When it comes to state gun laws, ownership restrictions can vary widely from state to state. Virginia gun control laws prohibit the ownership of sawed-off shotguns, machine guns, and silencers, and also restrict who is permitted to own guns. For example, individuals convicted of a felony or who are subject to a protective order may not own or purchase guns.
Virginia gun laws protect residents’ constitutional rights to bear arms, while prohibiting people from bringing guns into certain areas or discharging a firearm in an unsafe or knowingly harmful way. Common areas where guns are prohibited or restricted for citizens include
- Air carrier terminals, unless traveling (see FAA guidelines)
- Possession of illegally altered gun, such as a sawed-off shotgun or rifle
- Discharging a firearm from a vehicle
- Hunting with a firearm while intoxicated
Residents may openly carry a handgun without presenting a permit once they turn legal age. Those with a concealed handgun permit are allowed to carry a concealed weapon.
If you have any questions about your firearm rights click here to schedule a free, no obligation consultation.
Restoration of Gun Rights/Restoration of Rights
A felony conviction is a life-changing event. Among the many consequences of a felony conviction is that the individual automatically loses their right to possess a firearm. The felony could have been a simple shoplifting charge where the value of the property was just over the felony threshold.
Under Virginia law, your political rights must be restored before you may petition the Circuit Court for a restoration of your gun rights. Political rights include the right to vote, to run for and hold public office, to serve on juries, and to serve as a notary public.
Since July 15, 2013 political rights are automatically restored for persons convicted of most non-violent felonies upon their release and the completion of certain milestones. However, this does not apply to:
- Those released from custody prior to July 15, 2013
- Those whose crimes are deemed “violent/more serious”
If you fall into either of these categories, you must submit an application for political rights restoration. In addition, those convicted of crimes which are deemed to be “violent/more serious” may have to wait up to five years after any sentence served, or completion of supervised probation and parole, before they may apply for political rights restoration.
If you are eligible to have your political rights restored but have not yet to do so, we can assist in that as a part of the firearm rights restoration process. Once your political rights have been restored, or if you are eligible to apply to have them restored, then you are ready to put together your petition for restoration of your gun rights.
People who have been convicted of felony charges and are interested in having their gun rights restored once they have completed their sentence should especially discuss their case with an experienced attorney. In these situations, retaining counsel will be beneficial, as they will be able to provide the appropriate advice and defense strategies to help someone regain those rights.
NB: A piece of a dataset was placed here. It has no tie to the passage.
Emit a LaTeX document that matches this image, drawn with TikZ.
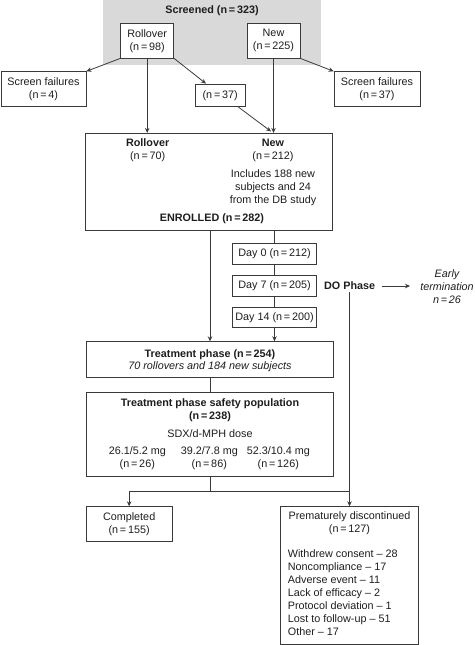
\documentclass[tikz,border=0pt]{standalone}
\usepackage{fontspec}
\setmainfont{Liberation Sans}
\usetikzlibrary{arrows.meta}
\definecolor{ln}{HTML}{3A3A3A}
\definecolor{tx}{HTML}{1E1E1E}
\definecolor{scr}{HTML}{D9D9D9}
\newcommand{\fs}{\fontsize{10.8}{13}\selectfont}
\newcommand{\nn}[1]{(n\,=\,#1)}
\begin{document}
\begin{tikzpicture}[x=1pt,y=-1pt, font=\fs, text=tx,
  box/.style={draw=ln, line width=0.8pt, inner sep=0pt, fill=white, align=center},
  lbl/.style={inner sep=0pt, align=center},
  bftext/.style={lbl, font=\fs\bfseries},
  ittext/.style={lbl, font=\fs\itshape},
  arr/.style={draw=ln, line width=0.8pt, -{Stealth[length=5pt,width=4.5pt]}},
  conn/.style={draw=ln, line width=0.8pt}]
\useasboundingbox (0,0) rectangle (474,645);

% screened area
\node[fill=scr, minimum width=218pt, minimum height=65pt, inner sep=0pt] (screened) at (212,32.5) {};
\node[bftext] (screenedlbl) at (212,11) {Screened \nn{323}};

\node[box, minimum width=53pt, minimum height=34.3pt] (rollover) at (147.2,40.85) {Rollover\\\nn{98}};
\node[box, minimum width=53pt, minimum height=34.3pt] (new) at (273.5,40.85) {New\\\nn{225}};

\node[box, minimum width=85pt, minimum height=35pt] (sfL) at (43.5,89.2) {Screen failures\\\nn{4}};
\node[box, minimum width=49.7pt, minimum height=22.7pt] (n37) at (220.2,95.35) {\nn{37}};
\node[box, minimum width=86pt, minimum height=35pt] (sfR) at (377,89.2) {Screen failures\\\nn{37}};

% enrolled
\node[box, minimum width=247pt, minimum height=96.7pt] (enrolled) at (208.5,181.65) {};
\node[lbl] (enrRoll) at (147.7,150.5) {\textbf{Rollover}\\\nn{70}};
\node[lbl] (enrNew) at (273,150.5) {\textbf{New}\\\nn{212}};
\node[lbl] (enrInc) at (273,187.8) {Includes 188 new\\subjects and 24\\from the DB study};
\node[bftext] (enrTot) at (212,219) {ENROLLED \nn{282}};

% days
\node[box, minimum width=84.3pt, minimum height=21pt] (day0) at (274.5,253.8) {Day 0 \nn{212}};
\node[box, minimum width=84.3pt, minimum height=20.3pt] (day7) at (274.5,285.85) {Day 7 \nn{205}};
\node[box, minimum width=84.3pt, minimum height=20pt] (day14) at (274.5,317.7) {Day 14 \nn{200}};

\node[bftext] (do) at (349.7,286) {DO Phase};
\node[ittext] (early) at (447,286.5) {Early\\termination\\n\,=\,26};
\coordinate (arrS) at (382,286);
\coordinate (arrE) at (410,286);

% treatment
\node[box, minimum width=246.7pt, minimum height=36pt] (treat) at (210,359.7) {};
\node[bftext] (treatT) at (210,355) {Treatment phase \nn{254}};
\node[ittext] (treatS) at (210,366.7) {70 rollovers and 184 new subjects};

\node[box, minimum width=246.7pt, minimum height=83.7pt] (safety) at (210,434.15) {};
\node[bftext] (safT) at (210,410) {Treatment phase safety population\\\nn{238}};
\node[lbl] (safD) at (210,433.3) {SDX/d-MPH dose};
\node[lbl] (dose1) at (137.3,458.3) {26.1/5.2 mg\\\nn{26}};
\node[lbl] (dose2) at (209.3,458.3) {39.2/7.8 mg\\\nn{86}};
\node[lbl] (dose3) at (278.3,458.3) {52.3/10.4 mg\\\nn{126}};

% outcomes
\node[box, minimum width=86.3pt, minimum height=34.3pt] (completed) at (129.15,523.85) {Completed\\\nn{155}};
\node[box, minimum width=138.3pt, minimum height=137.8pt] (prem) at (349.5,575.6) {};
\node[lbl] (premT) at (349.5,523.3) {Prematurely discontinued\\\nn{127}};
\node[lbl, align=left, anchor=north west] (premL) at (287.7,549.3) {Withdrew consent -- 28\\Noncompliance -- 17\\Adverse event -- 11\\Lack of efficacy -- 2\\Protocol deviation -- 1\\Lost to follow-up -- 51\\Other -- 17};

\coordinate (split) at (210,491.7);
\coordinate (splitL) at (129.15,491.7);
\coordinate (splitR) at (349.5,491.7);

% connectors
\draw[arr] (rollover.south west) -- (sfL.north east);
\draw[arr] (rollover.south) -- (rollover.south |- enrolled.north);
\draw[arr] (rollover.south east) -- ([xshift=11pt]n37.north west);
\draw[arr] ([xshift=-7pt]n37.south east) -- ([xshift=-2.5pt,yshift=1.5pt]enrolled.north -| new.south);
\draw[arr] (new.south) -- (new.south |- enrolled.north);
\draw[arr] (new.south east) -- (sfR.north west);

\draw[arr] (enrolled.south -| treat.north) -- (treat.north);
\draw[conn] (enrolled.south -| day0.north) -- (day0.north);
\draw[conn] (day0.south) -- (day7.north);
\draw[conn] (day7.south) -- (day14.north);
\draw[arr] (day14.south) -- (day14.south |- treat.north);

\draw[arr] (arrS) -- (arrE);
\draw[conn] ([yshift=-2pt]do.south -| splitR) -- (splitR);

\draw[conn] (treat.south) -- (safety.north);
\draw[conn] (safety.south) -- (split);
\draw[conn] (splitL) -- (splitR);
\draw[arr] (splitL) -- (completed.north);
\draw[arr] (splitR) -- (prem.north);
\end{tikzpicture}
\end{document}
If you want to restore your rights, click here to schedule an appointment with one of our experienced lawyers.
NFA Gun Trust
What is an NFA Gun Trust?
It is the legal ownership, transfer, and possession of NFA Firearms in most states including Silencers (Suppressors), Short Barreled Riffles, Short Barreled Shot Guns, Pre-1986 Machine Guns, Destructive Devices and any other Weapon-“AOW’s”
Like a regular trust, property in a gun trust is held by one party for the benefit of another. Therefore, a gun trust helps your loved ones inherit your firearms safely, lawfully, and privately.
Having a gun trust is especially important when dealing with certain firearms regulated by the National Firearms Act (“NFA”). Firearms that are regulated by the NFA are often referred to as Title II or Class 3 weapons. These types of weapons include silencers and suppressors, short-barreled rifles and shotguns, and machine guns (full automatic weapons).
Manage Risk of Handling NFA Guns
According to the NFA Firearms Act, you would be in violation of federal law if another person knowingly has the potential to access or control any of your NFA firearms. Consider the following scenarios:
- A friend or family member comes into accidental possession of one at these restricted items.
- A friend or relative stores your NFA guns for you during your military deployment.
- While on a hunting trip, you stay at your parent’s cabin and leave your NFA guns there.
- After target practice, you forget and accidentally leave your NFA guns in your friends or family member’s car or even your spouse’s car.
All of these situations run the risk of violating the National Firearms Act. The maximum penalties include:
- Up to 10 years in jail.
- Up to $250,000 in fines.
- The confiscation of your NFA guns.
Having a gun trust is the ideal risk management solution for these situations. Individuals who are named in your trust may lawfully handle your NFA firearms, avoiding the potential legal problems that may arise in situations where the weapons are used in an emergency or at your convenience.